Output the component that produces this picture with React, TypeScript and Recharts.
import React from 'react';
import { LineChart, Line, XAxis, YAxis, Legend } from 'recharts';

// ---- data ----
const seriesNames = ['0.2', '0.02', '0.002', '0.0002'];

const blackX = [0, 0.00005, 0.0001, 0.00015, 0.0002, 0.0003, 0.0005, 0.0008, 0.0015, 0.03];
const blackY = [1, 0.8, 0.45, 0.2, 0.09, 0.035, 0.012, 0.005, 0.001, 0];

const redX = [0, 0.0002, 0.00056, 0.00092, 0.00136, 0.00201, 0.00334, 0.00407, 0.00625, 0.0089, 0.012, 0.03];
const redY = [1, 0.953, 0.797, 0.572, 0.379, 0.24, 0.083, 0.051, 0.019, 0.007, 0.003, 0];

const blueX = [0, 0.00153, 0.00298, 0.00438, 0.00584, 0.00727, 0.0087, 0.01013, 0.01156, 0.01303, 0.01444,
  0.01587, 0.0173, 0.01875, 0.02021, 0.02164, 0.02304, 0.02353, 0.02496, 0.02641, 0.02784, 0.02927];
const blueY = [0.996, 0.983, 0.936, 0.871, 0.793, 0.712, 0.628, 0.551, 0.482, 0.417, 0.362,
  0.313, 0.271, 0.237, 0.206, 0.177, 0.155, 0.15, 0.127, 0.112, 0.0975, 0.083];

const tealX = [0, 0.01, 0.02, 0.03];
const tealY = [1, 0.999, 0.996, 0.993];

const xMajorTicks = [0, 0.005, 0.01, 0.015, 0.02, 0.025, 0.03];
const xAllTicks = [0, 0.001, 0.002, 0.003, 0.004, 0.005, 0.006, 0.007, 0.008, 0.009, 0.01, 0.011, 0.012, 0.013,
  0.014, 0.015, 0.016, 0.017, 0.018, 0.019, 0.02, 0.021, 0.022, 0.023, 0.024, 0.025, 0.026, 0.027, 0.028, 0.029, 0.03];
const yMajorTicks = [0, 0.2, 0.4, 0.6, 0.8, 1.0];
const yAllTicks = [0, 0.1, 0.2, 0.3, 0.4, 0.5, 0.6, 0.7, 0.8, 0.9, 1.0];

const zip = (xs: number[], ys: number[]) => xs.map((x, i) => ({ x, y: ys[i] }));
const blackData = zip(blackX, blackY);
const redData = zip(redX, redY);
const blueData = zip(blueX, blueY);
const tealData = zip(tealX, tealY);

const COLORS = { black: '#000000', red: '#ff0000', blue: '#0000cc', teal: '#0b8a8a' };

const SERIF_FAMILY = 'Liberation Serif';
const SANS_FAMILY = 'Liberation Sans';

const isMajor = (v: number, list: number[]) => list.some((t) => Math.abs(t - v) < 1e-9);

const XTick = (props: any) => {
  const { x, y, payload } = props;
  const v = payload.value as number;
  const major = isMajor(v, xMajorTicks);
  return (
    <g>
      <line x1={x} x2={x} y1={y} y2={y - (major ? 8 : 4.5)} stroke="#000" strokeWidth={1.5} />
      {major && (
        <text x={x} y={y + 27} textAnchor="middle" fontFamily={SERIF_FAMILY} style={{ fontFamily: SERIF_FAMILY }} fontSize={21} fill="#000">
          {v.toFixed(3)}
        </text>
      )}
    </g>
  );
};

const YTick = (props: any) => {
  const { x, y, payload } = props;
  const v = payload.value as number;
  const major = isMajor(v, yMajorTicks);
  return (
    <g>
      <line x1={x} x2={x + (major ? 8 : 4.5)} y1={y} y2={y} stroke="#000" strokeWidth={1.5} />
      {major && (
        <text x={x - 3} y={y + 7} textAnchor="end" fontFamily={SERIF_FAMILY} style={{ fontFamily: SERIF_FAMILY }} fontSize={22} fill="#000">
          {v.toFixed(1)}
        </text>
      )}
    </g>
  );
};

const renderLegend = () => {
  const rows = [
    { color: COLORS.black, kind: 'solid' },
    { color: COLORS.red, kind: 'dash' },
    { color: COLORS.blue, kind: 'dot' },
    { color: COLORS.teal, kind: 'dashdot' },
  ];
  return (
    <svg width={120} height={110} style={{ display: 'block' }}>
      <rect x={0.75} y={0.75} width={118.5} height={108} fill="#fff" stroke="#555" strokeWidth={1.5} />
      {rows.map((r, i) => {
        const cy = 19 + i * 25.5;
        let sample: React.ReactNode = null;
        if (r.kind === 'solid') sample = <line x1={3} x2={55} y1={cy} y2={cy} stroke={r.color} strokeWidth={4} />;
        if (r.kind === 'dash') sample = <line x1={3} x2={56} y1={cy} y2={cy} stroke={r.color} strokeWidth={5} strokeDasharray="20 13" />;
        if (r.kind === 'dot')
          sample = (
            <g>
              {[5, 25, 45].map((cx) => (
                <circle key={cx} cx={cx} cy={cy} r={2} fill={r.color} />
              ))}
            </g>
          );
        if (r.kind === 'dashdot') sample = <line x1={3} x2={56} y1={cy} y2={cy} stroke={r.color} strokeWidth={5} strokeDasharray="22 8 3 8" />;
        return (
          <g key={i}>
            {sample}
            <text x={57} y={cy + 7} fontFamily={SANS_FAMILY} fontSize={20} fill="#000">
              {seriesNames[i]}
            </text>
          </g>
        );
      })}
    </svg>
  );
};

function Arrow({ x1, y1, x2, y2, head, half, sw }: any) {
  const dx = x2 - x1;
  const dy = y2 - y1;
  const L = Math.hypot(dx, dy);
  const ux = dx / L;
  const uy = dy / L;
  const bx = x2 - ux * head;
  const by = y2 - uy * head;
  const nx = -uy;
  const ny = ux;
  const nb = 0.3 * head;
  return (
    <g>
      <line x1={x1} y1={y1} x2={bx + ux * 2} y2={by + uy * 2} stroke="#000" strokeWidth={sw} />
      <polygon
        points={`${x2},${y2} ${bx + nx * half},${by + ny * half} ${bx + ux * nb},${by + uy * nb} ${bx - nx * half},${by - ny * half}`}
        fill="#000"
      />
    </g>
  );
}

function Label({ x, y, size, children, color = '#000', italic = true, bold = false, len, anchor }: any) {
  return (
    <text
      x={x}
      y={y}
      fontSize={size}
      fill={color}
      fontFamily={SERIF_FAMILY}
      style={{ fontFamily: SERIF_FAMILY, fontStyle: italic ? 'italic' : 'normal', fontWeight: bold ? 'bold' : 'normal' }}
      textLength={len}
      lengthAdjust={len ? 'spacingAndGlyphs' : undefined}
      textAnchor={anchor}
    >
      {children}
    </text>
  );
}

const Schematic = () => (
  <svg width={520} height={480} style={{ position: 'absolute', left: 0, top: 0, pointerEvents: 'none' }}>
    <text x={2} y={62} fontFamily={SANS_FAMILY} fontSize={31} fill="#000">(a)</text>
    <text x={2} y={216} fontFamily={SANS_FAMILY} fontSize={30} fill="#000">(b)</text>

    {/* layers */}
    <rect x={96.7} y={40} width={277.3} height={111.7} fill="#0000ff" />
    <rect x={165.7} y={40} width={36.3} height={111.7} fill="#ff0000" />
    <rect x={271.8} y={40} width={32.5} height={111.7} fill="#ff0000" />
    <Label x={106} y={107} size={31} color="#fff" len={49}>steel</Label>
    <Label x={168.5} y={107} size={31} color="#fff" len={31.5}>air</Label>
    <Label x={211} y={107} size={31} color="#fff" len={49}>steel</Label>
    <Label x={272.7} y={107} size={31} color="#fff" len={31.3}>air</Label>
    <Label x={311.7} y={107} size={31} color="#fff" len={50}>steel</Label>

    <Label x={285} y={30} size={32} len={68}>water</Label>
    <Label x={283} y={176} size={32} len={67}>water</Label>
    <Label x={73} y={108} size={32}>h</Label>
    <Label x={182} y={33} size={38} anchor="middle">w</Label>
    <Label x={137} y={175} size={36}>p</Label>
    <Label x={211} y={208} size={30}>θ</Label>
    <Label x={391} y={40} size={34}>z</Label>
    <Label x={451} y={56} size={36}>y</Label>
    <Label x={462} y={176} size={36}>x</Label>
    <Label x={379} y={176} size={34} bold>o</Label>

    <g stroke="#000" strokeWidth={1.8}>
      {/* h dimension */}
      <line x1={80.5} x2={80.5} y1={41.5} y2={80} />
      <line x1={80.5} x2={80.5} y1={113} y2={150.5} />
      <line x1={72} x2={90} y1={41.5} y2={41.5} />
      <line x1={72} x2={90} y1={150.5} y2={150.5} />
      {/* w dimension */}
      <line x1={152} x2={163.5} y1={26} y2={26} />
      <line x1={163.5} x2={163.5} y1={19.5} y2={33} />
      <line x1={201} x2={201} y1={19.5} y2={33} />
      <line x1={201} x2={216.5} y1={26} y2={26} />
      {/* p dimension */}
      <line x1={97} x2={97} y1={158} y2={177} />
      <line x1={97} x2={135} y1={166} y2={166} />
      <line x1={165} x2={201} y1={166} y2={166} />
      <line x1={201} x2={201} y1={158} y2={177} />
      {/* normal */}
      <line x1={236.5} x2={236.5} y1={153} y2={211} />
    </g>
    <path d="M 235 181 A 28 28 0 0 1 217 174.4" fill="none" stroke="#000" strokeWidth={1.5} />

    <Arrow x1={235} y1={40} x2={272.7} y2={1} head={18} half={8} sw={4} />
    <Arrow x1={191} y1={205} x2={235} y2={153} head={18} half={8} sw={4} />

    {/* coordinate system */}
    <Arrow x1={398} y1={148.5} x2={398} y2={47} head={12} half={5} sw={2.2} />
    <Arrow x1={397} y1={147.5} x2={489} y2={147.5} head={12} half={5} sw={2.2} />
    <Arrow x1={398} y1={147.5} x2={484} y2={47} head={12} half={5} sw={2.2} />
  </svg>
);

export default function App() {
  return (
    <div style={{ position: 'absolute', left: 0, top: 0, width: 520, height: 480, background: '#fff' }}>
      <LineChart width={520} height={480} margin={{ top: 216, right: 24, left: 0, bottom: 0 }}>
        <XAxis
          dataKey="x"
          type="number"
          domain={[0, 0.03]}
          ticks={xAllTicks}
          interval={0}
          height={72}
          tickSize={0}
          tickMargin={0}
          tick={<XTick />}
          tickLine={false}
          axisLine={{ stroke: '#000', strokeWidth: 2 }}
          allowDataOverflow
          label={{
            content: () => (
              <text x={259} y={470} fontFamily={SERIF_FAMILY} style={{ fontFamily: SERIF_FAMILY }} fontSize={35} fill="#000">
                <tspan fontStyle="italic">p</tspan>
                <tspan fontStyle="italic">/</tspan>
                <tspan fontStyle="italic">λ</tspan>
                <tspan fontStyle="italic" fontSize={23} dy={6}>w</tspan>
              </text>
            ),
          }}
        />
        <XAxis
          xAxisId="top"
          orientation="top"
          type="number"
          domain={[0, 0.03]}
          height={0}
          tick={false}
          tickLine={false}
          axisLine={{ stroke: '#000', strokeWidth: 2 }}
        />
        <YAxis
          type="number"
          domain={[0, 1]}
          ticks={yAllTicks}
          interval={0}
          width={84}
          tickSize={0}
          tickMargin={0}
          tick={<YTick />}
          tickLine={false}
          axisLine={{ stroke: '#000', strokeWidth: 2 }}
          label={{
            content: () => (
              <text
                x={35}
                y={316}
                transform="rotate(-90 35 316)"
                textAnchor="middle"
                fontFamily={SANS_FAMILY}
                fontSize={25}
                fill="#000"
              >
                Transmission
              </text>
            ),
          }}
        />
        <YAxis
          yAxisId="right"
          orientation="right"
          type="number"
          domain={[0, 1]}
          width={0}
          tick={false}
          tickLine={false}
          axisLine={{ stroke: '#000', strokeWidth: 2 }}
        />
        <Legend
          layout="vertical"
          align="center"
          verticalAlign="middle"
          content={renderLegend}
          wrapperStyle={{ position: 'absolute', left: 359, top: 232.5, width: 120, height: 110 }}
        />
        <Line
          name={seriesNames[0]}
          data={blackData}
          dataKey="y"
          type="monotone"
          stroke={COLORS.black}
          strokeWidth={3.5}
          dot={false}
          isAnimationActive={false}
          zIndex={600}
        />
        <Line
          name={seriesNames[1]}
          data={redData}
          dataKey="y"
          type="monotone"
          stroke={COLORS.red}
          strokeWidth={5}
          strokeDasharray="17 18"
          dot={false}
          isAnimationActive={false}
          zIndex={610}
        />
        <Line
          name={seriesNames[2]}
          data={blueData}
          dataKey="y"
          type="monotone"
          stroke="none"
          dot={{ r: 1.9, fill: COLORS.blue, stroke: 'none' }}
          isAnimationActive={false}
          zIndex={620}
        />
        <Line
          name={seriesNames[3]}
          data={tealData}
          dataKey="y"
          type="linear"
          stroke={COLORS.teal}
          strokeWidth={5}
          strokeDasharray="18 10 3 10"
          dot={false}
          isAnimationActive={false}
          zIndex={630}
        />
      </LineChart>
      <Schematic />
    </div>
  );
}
- - - - - - -
- **Task instructions**
What is needed is an exact copy of the lines from the start of the listing through the line where "0.005, 0.001, 0];" sits, please, both end lines included and nothing more.

- **Written response**
Output the component that produces this picture with React, TypeScript and Recharts.
import React from 'react';
import { LineChart, Line, XAxis, YAxis, Legend } from 'recharts';

// ---- data ----
const seriesNames = ['0.2', '0.02', '0.002', '0.0002'];

const blackX = [0, 0.00005, 0.0001, 0.00015, 0.0002, 0.0003, 0.0005, 0.0008, 0.0015, 0.03];
const blackY = [1, 0.8, 0.45, 0.2, 0.09, 0.035, 0.012, 0.005, 0.001, 0];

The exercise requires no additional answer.